Published November 10, 2006


WASHINGTON - President Bush's choice to head the Pentagon would inherit an unpopular war in Iraq, a straining military mobilized in hot spots around the world and a budget that commanders say has underfunded their combat needs.

Robert Gates' biggest hurdle is expected to be meeting calls for an Iraq exit strategy under pressure from next year's Democratic-controlled Congress.

Given Bush's suggestion this week that his new Cabinet member would be a force for change, Gates would be expected to do what the outgoing secretary, Donald Rumsfeld, could not: Figure out how to bring home substantial numbers of troops from Iraq in short order, without surrendering the country to a new insurgency or triggering all-out civil war.

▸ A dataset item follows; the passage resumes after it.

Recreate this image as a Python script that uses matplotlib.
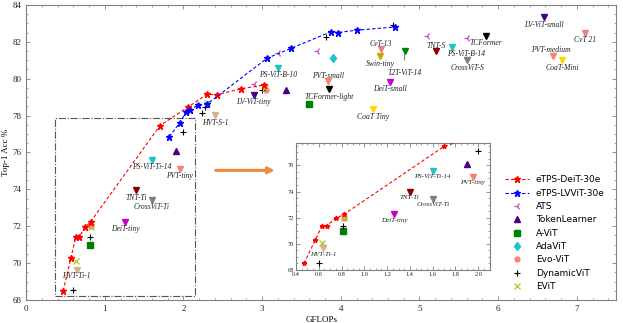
import matplotlib
matplotlib.use("Agg")
import matplotlib.pyplot as plt
from matplotlib.patches import Rectangle
from matplotlib.ticker import AutoMinorLocator, MultipleLocator

# ---------------- data ----------------
etps_deit_x = [0.47, 0.57, 0.63, 0.67, 0.75, 0.82, 1.70, 2.06, 2.30, 2.43, 2.73, 3.02]
etps_deit_y = [68.5, 70.3, 71.4, 71.4, 71.95, 72.25, 77.45, 78.47, 79.15, 79.13, 79.45, 79.65]

etps_lvvit_x = [1.82, 1.95, 2.03, 2.08, 2.19, 2.30, 3.06, 3.37, 3.88, 3.96, 4.21, 4.69]
etps_lvvit_y = [76.85, 77.6, 78.17, 78.32, 78.57, 78.62, 81.1, 81.65, 82.55, 82.5, 82.63, 82.8]

ats_x = [2.9, 3.2, 3.7, 5.1, 5.6]
ats_y = [79.7, 81.4, 81.5, 82.3, 82.2]

tokenlearner_x = [1.9, 3.3]
tokenlearner_y = [76.1, 79.4]

avit_x = [0.81, 3.6]
avit_y = [71.0, 78.6]

adavit_x = [3.9]
adavit_y = [81.1]

evovit_x = [0.82, 3.05]
evovit_y = [72.0, 79.4]

dynamicvit_x = [0.6, 0.81, 2.0, 2.24, 2.27, 3.0, 3.81, 4.66]
dynamicvit_y = [68.55, 71.4, 77.1, 78.15, 78.48, 79.4, 82.25, 82.9]

evit_x = [0.63, 0.82, 2.3, 3.04]
evit_y = [70.1, 71.97, 78.68, 79.5]

model_names = ["HVT-Ti-1", "DeiT-tiny", "TNT-Ti", "CrossViT-Ti", "PS-ViT-Ti-14", "PVT-tiny",
               "HVT-S-1", "LV-ViT-tiny", "PS-ViT-B-10", "PVT-small", "TCFormer-light",
               "CoaT Tiny", "CvT-13", "Swin-tiny", "DeiT-small", "T2T-ViT-14", "TNT-S",
               "PS-ViT-B-14", "CrossViT-S", "TCFormer", "LV-ViT-small", "CvT 21",
               "PVT-medium", "CoaT-Mini"]
model_x = [0.64, 1.26, 1.40, 1.60, 1.60, 1.95,
           2.40, 2.89, 3.20, 3.84, 3.85,
           4.41, 4.51, 4.50, 4.62, 4.81, 5.21,
           5.41, 5.61, 5.85, 6.58, 7.11,
           6.70, 6.81]
model_y = [69.65, 72.25, 73.95, 73.45, 75.6, 75.12,
           78.02, 79.13, 80.6, 79.85, 79.43,
           78.35, 81.6, 81.22, 79.83, 81.5, 81.5,
           81.74, 81.0, 82.33, 83.33, 82.5,
           81.25, 81.0]

# ---------------- styles ----------------
model_colors = ["#D2B48C", "#CC00CC", "#8B0000", "#7F7F7F", "#1CC6C6", "#FA8072",
                "#D2B48C", "#4B0082", "#1CC6C6", "#FA8072", "#000000",
                "#FFD700", "#F08080", "#BDB000", "#CC00CC", "#008000", "#8B0000",
                "#1CC6C6", "#7F7F7F", "#000000", "#4B0082", "#F08080",
                "#FA8072", "#FFD700"]
# label offsets in points (dx, dy)
label_offsets = {"PVT-small": (0, 3.8), "CvT-13": (0, 3.8), "TNT-S": (0, 3.8),
                 "PVT-medium": (-2, 3.8), "PS-ViT-B-14": (10, -5.5),
                 "T2T-ViT-14": (0, -15.5), "HVT-Ti-1": (0, -4.8)}
inset_models = ["HVT-Ti-1", "DeiT-tiny", "TNT-Ti", "CrossViT-Ti", "PS-ViT-Ti-14", "PVT-tiny"]

SERIF = ["Liberation Serif", "DejaVu Serif"]
SANS = ["DejaVu Sans"]

fig = plt.figure(figsize=(6.23, 3.23), dpi=100)
ax = fig.add_axes([0.042, 0.071, 0.947, 0.914])

spine_col = "#808080"


def style_axes(a, fs):
    for s in a.spines.values():
        s.set_color(spine_col)
        s.set_linewidth(0.8)
    a.tick_params(which="both", direction="in", top=True, right=True, colors=spine_col,
                  labelcolor="#222222", labelsize=fs)
    a.tick_params(which="major", length=3, width=0.6)
    a.tick_params(which="minor", length=1.5, width=0.5)
    a.xaxis.set_minor_locator(AutoMinorLocator())
    a.yaxis.set_minor_locator(AutoMinorLocator())
    for lab in a.get_xticklabels() + a.get_yticklabels():
        lab.set_family(SERIF)


def draw_common(a, inset=False):
    star = 3.5 if inset else 5
    a.plot(etps_deit_x, etps_deit_y, linestyle="--", color="red", lw=0.8, marker="*",
           markersize=star, dashes=(3, 2), label="eTPS-DeiT-30e", zorder=5)
    if not inset:
        a.plot(etps_lvvit_x, etps_lvvit_y, linestyle="--", color="blue", lw=0.8, marker="*",
               markersize=star, dashes=(3, 2), label="eTPS-LVViT-30e", zorder=5)
        a.plot(ats_x, ats_y, linestyle="none", marker="3", color="#CC44CC",
               markersize=5, mew=0.9, label="ATS", zorder=4)
    a.plot(tokenlearner_x, tokenlearner_y, linestyle="none", marker="^", color="#4B0082",
           markersize=4.5, label="TokenLearner", zorder=4)
    a.plot(avit_x, avit_y, linestyle="none", marker="s", color="#008000",
           markersize=4.5 if inset else 4, label="A-ViT", zorder=4)
    if not inset:
        a.plot(adavit_x, adavit_y, linestyle="none", marker="d", color="#1CC6C6",
               markersize=4.5, label="AdaViT", zorder=4)
    a.plot(evovit_x, evovit_y, linestyle="none", marker="o", color="#FA8072",
           markersize=3.5, label="Evo-ViT", zorder=4)
    a.plot(dynamicvit_x, dynamicvit_y, linestyle="none", marker="+", color="black",
           markersize=5, mew=0.8, label="DynamicViT", zorder=4)
    a.plot(evit_x, evit_y, linestyle="none", marker="x", color="#BFBF2A",
           markersize=4, mew=0.9, label="EViT", zorder=4)


draw_common(ax)

# annotated models
for name, x, y, c in zip(model_names, model_x, model_y, model_colors):
    ax.plot([x], [y], linestyle="none", marker="v", color=c, markersize=5, zorder=3)
    dx, dy = label_offsets.get(name, (0, -5.5))
    if name == "T2T-ViT-14":
        ax.annotate(name, xy=(x, y), xytext=(dx, dy), textcoords="offset points",
                    ha="center", va="center", fontsize=5.5, style="italic", family=SERIF,
                    color="#222222",
                    arrowprops=dict(arrowstyle="-", color="gray", lw=0.8, shrinkA=4, shrinkB=2))
    else:
        ax.annotate(name, xy=(x, y), xytext=(dx, dy), textcoords="offset points",
                    ha="center", va="center", fontsize=5.5, style="italic", family=SERIF,
                    color="#222222")

ax.set_xlim(0, 7.5)
ax.set_ylim(68, 84)
ax.xaxis.set_major_locator(MultipleLocator(1))
ax.yaxis.set_major_locator(MultipleLocator(2))
style_axes(ax, 6.5)
ax.set_xlabel("GFLOPs", family=SERIF, fontsize=6.5, labelpad=2)
ax.set_ylabel("Top-1 Acc %", family=SERIF, fontsize=6.5, labelpad=2)

# zoom rectangle
ax.add_patch(Rectangle((0.37, 68.2), 1.78, 9.65, fill=False, ls="-.", ec="#555555", lw=0.8,
                       zorder=2))

# arrow
ax.annotate("", xy=(3.16, 75.03), xytext=(2.41, 75.03),
            arrowprops=dict(arrowstyle="-|>", color="#F08A3C", lw=2.2, mutation_scale=9,
                            shrinkA=0, shrinkB=0))

leg = ax.legend(loc="upper left", bbox_to_anchor=(0.805, 0.468), bbox_transform=fig.transFigure,
                frameon=False, handlelength=2.6, borderaxespad=0,
                labelspacing=0.48, handletextpad=0.8, prop={"family": SANS, "size": 6.5})

# inset
axin = fig.add_axes([0.475, 0.164, 0.311, 0.393])
draw_common(axin, inset=True)
for name, x, y, c in zip(model_names, model_x, model_y, model_colors):
    if name in inset_models:
        axin.plot([x], [y], linestyle="none", marker="v", color=c, markersize=5, zorder=3)
        axin.annotate(name, xy=(x, y), xytext=(0, -4.2), textcoords="offset points",
                      ha="center", va="center", fontsize=5, style="italic", family=SERIF,
                      color="#222222")
axin.set_xlim(0.4, 2.1)
axin.set_ylim(68, 77.7)
axin.set_xticks([0.4, 0.6, 0.8, 1.0, 1.2, 1.4, 1.6, 1.8, 2.0])
axin.set_xticklabels(["0.4", "0.6", "0.8", "1.0", "1.2", "1.4", "1.6", "1.8", "2.0"])
axin.yaxis.set_major_locator(MultipleLocator(2))
style_axes(axin, 4.5)
axin.tick_params(which="major", pad=1.5)

fig.savefig("out.png", dpi=100)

"If anybody had a silver bullet answer for this, the president and the previous secretary would have done it; they would have loved to get the troops out early," said retired Marine Lt. Gen. Michael DeLong, former deputy commander of the U.S. Central Command during the Afghanistan and Iraq wars.

Senate Armed Services Committee Chairman John Warner, R-Va., said not to expect any quick recommendations for change, given that Gates "probably hasn't had as much time as he would like."

Sen. Jack Reed, D-R.I., said Gates will have to grapple with North Korea's and Iran's nuclear programs, a military that is also stretched in Afghanistan, East Asia and elsewhere, and how to fund the billions needed to fix military equipment.

"There are a host of issues that involve not only the mission in Iraq, but also the resources to accomplish that mission," Reed said.